::: Supplied records

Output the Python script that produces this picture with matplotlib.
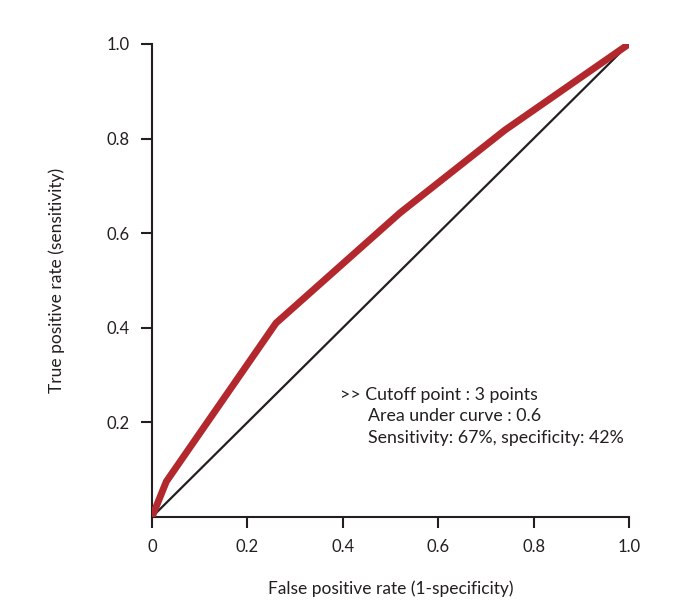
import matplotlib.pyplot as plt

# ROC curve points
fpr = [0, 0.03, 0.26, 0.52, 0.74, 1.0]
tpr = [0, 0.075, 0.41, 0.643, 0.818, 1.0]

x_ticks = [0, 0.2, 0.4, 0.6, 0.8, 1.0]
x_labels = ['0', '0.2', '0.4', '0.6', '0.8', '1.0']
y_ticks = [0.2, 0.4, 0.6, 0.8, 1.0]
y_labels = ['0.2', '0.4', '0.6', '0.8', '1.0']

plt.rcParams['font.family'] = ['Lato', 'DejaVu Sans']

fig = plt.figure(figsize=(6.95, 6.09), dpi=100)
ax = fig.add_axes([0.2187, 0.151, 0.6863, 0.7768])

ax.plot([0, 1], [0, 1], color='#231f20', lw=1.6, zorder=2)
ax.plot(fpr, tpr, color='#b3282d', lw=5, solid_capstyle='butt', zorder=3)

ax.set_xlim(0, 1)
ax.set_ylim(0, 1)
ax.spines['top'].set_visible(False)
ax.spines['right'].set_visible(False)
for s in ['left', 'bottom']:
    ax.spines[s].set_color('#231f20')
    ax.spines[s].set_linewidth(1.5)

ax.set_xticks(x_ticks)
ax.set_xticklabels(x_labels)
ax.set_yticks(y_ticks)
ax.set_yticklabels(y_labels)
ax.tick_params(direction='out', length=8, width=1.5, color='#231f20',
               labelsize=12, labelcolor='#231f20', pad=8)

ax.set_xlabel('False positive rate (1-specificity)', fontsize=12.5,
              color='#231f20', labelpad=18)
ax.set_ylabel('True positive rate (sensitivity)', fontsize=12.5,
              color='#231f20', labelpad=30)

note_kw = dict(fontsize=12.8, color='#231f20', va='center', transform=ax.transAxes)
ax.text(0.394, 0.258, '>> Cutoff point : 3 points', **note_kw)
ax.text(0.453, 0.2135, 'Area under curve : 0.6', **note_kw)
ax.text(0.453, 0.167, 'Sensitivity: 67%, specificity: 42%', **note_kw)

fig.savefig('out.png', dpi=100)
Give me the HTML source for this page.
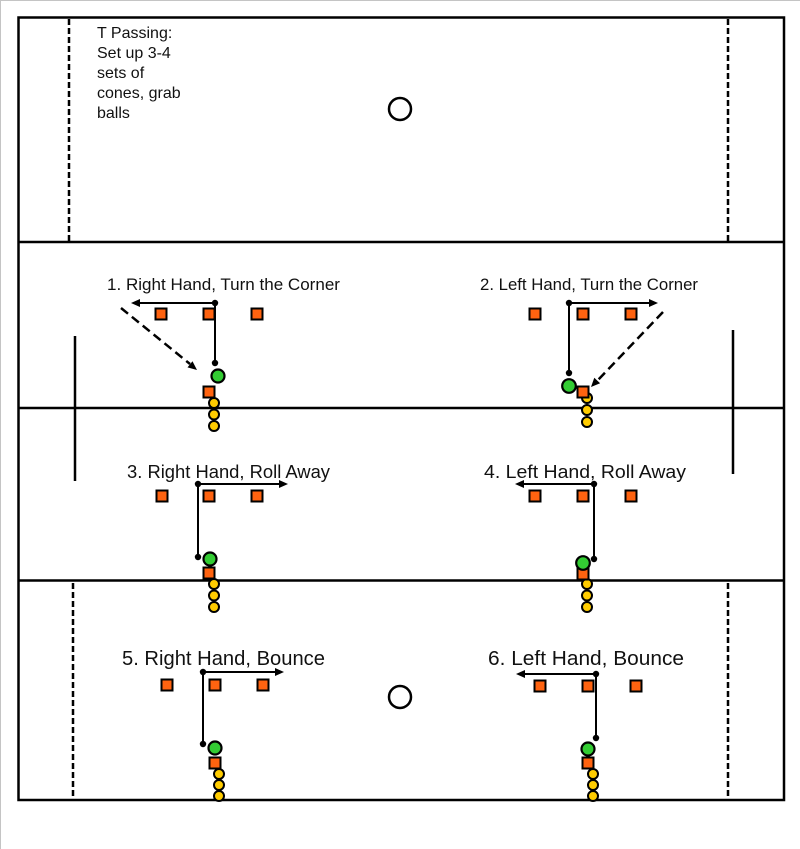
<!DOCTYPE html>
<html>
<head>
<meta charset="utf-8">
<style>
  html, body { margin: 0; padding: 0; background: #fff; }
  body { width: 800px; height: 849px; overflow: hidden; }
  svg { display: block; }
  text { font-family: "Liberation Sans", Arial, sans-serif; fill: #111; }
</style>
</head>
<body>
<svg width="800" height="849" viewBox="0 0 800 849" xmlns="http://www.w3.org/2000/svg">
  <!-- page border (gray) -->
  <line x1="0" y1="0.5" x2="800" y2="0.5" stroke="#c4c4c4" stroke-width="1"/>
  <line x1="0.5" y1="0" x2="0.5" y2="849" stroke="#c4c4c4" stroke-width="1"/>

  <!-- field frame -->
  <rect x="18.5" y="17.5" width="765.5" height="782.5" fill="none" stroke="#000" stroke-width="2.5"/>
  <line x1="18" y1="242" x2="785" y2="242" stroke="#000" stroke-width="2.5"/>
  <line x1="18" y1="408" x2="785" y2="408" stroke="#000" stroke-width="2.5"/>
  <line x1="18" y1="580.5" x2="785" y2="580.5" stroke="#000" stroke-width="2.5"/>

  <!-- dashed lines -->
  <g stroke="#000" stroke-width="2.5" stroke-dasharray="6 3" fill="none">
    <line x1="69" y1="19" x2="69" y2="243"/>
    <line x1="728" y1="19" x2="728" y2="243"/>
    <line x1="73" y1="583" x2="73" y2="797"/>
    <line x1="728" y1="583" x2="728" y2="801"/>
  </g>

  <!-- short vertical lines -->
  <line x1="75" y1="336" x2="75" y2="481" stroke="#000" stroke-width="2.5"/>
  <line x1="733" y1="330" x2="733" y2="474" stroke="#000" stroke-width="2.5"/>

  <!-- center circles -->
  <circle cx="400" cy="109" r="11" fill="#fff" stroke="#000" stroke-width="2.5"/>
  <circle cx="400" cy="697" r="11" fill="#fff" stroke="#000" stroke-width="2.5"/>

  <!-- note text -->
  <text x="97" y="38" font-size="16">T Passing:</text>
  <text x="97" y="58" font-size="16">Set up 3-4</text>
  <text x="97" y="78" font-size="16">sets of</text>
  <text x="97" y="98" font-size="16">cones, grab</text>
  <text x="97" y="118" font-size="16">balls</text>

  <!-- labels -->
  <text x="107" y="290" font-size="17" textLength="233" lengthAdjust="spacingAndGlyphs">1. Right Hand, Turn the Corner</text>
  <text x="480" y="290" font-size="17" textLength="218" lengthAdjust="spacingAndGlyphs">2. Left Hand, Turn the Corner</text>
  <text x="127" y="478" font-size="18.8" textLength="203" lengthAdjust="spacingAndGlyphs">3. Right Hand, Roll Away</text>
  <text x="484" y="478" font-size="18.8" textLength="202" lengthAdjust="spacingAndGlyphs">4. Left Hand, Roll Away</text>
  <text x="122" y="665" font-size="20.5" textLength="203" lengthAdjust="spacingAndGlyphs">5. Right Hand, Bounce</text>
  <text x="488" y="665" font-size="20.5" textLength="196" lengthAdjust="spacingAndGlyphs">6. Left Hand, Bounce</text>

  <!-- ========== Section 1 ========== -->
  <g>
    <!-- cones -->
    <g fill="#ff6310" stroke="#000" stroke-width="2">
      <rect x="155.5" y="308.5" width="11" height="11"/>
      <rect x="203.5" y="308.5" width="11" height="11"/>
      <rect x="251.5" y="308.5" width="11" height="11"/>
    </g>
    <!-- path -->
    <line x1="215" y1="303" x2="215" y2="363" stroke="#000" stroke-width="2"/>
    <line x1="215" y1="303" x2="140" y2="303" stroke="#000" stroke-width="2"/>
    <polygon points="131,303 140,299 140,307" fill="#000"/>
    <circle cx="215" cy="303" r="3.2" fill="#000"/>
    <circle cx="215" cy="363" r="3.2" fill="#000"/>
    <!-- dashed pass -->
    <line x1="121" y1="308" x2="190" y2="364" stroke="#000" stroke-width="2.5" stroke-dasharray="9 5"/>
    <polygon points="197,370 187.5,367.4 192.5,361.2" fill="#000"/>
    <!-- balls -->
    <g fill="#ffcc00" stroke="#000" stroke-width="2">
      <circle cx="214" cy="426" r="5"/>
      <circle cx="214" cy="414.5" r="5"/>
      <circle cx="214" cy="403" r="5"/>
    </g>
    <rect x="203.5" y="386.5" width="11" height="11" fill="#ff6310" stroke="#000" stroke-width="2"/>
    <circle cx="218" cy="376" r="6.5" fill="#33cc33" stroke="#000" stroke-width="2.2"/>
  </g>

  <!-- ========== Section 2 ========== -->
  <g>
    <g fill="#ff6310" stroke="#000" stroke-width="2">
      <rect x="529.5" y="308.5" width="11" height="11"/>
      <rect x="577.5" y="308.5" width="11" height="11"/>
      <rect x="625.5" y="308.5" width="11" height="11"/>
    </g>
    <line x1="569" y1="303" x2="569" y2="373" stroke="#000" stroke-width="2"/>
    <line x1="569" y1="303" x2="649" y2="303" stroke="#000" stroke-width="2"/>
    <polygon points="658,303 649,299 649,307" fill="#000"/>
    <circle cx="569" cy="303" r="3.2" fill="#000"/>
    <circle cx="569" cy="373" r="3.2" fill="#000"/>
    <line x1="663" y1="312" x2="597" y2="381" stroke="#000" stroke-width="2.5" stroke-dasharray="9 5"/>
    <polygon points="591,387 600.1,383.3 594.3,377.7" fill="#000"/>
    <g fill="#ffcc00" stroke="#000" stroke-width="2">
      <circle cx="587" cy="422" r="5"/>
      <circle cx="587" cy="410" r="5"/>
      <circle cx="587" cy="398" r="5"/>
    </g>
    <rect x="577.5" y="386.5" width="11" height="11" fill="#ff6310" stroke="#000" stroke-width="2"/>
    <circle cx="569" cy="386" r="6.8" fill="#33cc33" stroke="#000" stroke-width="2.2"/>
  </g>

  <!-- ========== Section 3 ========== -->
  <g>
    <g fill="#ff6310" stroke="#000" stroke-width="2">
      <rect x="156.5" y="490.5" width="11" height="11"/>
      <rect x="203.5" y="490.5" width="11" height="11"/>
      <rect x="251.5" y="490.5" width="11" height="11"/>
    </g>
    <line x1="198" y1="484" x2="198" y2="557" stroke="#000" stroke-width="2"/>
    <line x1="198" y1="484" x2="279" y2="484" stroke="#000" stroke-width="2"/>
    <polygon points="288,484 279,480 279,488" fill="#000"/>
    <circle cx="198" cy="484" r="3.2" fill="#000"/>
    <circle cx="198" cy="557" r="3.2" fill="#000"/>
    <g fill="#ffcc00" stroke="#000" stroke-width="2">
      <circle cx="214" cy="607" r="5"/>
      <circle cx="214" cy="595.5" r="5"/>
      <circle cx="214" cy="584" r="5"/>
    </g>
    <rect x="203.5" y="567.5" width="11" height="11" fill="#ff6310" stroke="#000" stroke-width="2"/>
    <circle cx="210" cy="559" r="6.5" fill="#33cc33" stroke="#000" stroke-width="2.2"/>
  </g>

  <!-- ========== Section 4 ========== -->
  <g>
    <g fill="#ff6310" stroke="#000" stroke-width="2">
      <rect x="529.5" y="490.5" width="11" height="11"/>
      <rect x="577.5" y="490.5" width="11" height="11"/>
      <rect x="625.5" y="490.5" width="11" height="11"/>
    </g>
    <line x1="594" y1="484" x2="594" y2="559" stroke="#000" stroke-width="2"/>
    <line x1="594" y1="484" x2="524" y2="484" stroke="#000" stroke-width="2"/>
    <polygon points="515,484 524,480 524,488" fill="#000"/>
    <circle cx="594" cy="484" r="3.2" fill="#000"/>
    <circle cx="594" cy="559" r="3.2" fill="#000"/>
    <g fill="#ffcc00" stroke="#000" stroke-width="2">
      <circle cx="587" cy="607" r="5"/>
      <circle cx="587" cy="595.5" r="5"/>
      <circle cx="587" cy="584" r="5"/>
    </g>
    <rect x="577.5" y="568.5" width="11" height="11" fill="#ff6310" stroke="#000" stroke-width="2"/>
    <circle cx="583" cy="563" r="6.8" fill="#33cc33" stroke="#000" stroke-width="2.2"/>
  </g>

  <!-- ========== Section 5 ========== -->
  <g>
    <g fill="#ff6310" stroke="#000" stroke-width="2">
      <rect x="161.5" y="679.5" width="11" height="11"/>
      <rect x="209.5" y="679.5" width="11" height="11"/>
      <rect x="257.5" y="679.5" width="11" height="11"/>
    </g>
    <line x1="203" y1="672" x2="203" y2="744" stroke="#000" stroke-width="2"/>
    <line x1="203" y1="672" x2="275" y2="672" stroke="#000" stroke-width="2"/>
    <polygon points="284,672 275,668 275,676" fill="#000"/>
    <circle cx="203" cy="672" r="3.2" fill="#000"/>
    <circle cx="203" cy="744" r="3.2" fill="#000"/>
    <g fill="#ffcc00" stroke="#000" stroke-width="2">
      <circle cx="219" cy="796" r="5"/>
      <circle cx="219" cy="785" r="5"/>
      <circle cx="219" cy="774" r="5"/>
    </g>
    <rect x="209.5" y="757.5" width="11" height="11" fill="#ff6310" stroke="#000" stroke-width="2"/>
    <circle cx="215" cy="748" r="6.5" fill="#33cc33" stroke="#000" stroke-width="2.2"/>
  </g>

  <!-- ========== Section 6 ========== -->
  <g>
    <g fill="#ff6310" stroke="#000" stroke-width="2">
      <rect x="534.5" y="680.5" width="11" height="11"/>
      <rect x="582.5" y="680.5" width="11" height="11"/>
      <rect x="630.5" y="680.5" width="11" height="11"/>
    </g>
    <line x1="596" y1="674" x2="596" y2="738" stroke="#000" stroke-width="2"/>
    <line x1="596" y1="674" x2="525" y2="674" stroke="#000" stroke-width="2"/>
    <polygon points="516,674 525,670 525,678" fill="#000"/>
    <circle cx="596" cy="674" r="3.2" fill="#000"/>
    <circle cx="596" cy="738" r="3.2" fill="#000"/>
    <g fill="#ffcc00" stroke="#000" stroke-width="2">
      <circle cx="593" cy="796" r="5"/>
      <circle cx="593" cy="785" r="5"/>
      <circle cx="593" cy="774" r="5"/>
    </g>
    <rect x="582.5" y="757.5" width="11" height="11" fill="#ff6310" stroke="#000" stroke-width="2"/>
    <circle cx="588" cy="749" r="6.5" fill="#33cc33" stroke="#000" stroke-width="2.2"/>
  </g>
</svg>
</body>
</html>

::::::

◆ Written problem
Starting with the first line of the data above and ending with the line containing "lw=5, solid_capstyle='butt', zorder=3)", please restate every line exactly, leaving images out.

◆ Correct result
Output the Python script that produces this picture with matplotlib.
import matplotlib.pyplot as plt

# ROC curve points
fpr = [0, 0.03, 0.26, 0.52, 0.74, 1.0]
tpr = [0, 0.075, 0.41, 0.643, 0.818, 1.0]

x_ticks = [0, 0.2, 0.4, 0.6, 0.8, 1.0]
x_labels = ['0', '0.2', '0.4', '0.6', '0.8', '1.0']
y_ticks = [0.2, 0.4, 0.6, 0.8, 1.0]
y_labels = ['0.2', '0.4', '0.6', '0.8', '1.0']

plt.rcParams['font.family'] = ['Lato', 'DejaVu Sans']

fig = plt.figure(figsize=(6.95, 6.09), dpi=100)
ax = fig.add_axes([0.2187, 0.151, 0.6863, 0.7768])

ax.plot([0, 1], [0, 1], color='#231f20', lw=1.6, zorder=2)
ax.plot(fpr, tpr, color='#b3282d', lw=5, solid_capstyle='butt', zorder=3)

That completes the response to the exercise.